Small fix for Mixtral as judge eval pipeline
What does this PR do ?
This PR is a fix for https://github.com/NVIDIA/NeMo/pull/8634.
Collection: No collection would be affected. We can run the script independently. And nemo dependency is not needed.
Changelog
- Fix small bugs
- Add doc
Usage
For internal usage and evaluate the neva result, you can run the below command. Please check the doc to generate your NGC API for fundation model.
API_TOKEN=nvapi-xxx python3 mixtral_eval.py --model-name-list gpt vneva --media-type image --question-file llava-bench-in-the-wild/questions.jsonl --responses-list responses/gpt4v.jsonl responses/vneva.jsonl --answers-dir ./ --context-file llava-bench-in-the-wild/context.jsonl --output ./output.json
You can also check the document for how to do benchmark on llava-bench-in-the-wild.
Please contact @PannuMuthu for the response files.
Jenkins CI
The Jenkins CI system has been replaced by GitHub Actions self-hosted runners.
There's no need to comment jenkins on the PR to trigger Jenkins CI.
The GitHub Actions CI will run automatically when the PR is opened.
To run CI on an untrusted fork, a NeMo user with write access must click "Approve and run".
Before your PR is "Ready for review"
Pre checks:
- [ ] Make sure you read and followed Contributor guidelines
- [ ] Did you write any new necessary tests?
- [x] Did you add or update any necessary documentation?
- [ ] Does the PR affect components that are optional to install? (Ex: Numba, Pynini, Apex etc)
- [ ] Reviewer: Does the PR have correct import guards for all optional libraries?
PR Type:
- [ ] New Feature
- [ ] Bugfix
- [ ] Documentation
If you haven't finished some of the above items you can still open "Draft" PR.
Who can review?
Anyone in the community is free to review the PR once the checks have passed.

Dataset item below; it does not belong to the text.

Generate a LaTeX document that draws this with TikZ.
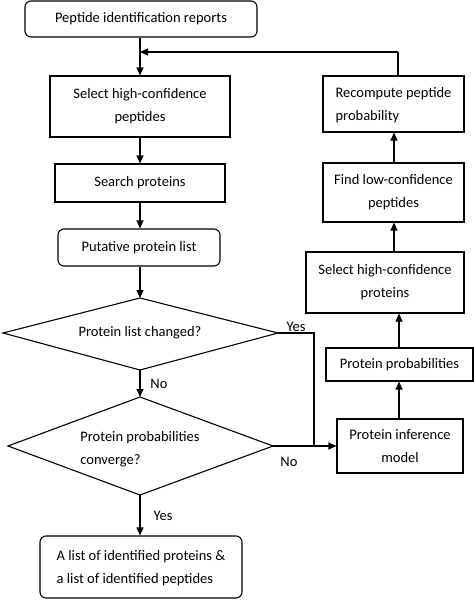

Contributor guidelines contains specific people who can review PRs to various areas.
Additional Information
- Related to # (issue)
@PannuMuthu There's one commit not signed off. Please help check. @PannuMuthu @ethanhe42 Please review. Thanks!
This PR is stale because it has been open for 14 days with no activity. Remove stale label or comment or update or this will be closed in 7 days.
This PR was closed because it has been inactive for 7 days since being marked as stale.